[GOAL] Search the listing below for the string "this" and show each line that contains it.

━━━━━ DATASET RECORDS ━━━━━

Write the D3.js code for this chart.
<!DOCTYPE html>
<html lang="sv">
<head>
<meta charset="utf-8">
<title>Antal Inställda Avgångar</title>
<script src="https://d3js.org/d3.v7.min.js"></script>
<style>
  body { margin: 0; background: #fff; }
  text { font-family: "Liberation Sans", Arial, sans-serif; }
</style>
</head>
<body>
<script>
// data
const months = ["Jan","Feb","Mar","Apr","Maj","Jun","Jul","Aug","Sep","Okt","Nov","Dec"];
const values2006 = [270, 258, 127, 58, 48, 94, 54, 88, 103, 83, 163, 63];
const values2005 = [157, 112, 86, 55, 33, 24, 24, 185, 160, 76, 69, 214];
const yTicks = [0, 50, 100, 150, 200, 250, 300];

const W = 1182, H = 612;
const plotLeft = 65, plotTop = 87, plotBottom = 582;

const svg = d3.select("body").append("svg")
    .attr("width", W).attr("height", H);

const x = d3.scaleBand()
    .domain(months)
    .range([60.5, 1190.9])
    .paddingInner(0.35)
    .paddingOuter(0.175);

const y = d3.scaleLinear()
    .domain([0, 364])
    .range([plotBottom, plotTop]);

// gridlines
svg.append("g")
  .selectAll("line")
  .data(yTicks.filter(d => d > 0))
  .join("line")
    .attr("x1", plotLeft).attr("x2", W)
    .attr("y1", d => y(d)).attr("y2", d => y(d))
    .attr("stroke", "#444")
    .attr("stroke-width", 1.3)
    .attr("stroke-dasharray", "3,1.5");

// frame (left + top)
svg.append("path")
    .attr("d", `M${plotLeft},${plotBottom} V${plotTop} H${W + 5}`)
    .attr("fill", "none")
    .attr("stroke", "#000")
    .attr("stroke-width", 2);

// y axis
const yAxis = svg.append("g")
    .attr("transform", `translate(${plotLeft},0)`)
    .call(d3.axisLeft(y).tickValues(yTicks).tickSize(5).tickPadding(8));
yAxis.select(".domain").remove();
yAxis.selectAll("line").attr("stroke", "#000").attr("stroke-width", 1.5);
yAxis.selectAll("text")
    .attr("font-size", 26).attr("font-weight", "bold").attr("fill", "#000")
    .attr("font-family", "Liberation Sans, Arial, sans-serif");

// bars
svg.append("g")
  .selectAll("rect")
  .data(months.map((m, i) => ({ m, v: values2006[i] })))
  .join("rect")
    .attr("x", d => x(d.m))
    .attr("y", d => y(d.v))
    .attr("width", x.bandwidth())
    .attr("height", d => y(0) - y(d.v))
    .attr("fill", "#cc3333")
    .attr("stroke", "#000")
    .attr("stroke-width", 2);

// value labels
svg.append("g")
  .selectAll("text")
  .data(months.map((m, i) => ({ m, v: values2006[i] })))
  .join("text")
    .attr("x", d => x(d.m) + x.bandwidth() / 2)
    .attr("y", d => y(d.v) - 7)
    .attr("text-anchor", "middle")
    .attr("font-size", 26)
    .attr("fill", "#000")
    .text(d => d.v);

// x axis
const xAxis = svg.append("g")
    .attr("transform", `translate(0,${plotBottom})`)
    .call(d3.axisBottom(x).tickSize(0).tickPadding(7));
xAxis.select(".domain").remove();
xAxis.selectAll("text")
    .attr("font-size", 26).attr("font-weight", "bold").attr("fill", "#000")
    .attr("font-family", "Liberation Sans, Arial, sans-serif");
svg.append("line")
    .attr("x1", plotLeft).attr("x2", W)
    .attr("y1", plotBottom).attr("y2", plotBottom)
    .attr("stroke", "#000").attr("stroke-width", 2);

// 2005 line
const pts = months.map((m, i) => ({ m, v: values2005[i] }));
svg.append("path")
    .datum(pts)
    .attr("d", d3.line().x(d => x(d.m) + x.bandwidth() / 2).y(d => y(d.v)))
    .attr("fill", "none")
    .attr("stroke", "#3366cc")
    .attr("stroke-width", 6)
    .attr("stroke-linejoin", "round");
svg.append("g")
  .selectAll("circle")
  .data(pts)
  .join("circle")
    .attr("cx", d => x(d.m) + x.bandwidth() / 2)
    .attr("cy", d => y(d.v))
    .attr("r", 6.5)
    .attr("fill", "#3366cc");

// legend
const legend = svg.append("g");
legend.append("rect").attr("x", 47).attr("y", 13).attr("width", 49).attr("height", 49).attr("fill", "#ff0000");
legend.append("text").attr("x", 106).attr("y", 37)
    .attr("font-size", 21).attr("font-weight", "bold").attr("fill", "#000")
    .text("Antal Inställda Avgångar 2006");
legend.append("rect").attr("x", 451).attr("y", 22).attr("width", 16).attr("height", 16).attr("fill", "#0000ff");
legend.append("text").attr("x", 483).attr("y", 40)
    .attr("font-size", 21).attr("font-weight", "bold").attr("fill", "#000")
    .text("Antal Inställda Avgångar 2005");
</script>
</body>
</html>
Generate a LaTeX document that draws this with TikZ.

━━━━━

[EXERCISE ANSWER]
Write the D3.js code for this chart.
Generate a LaTeX document that draws this with TikZ.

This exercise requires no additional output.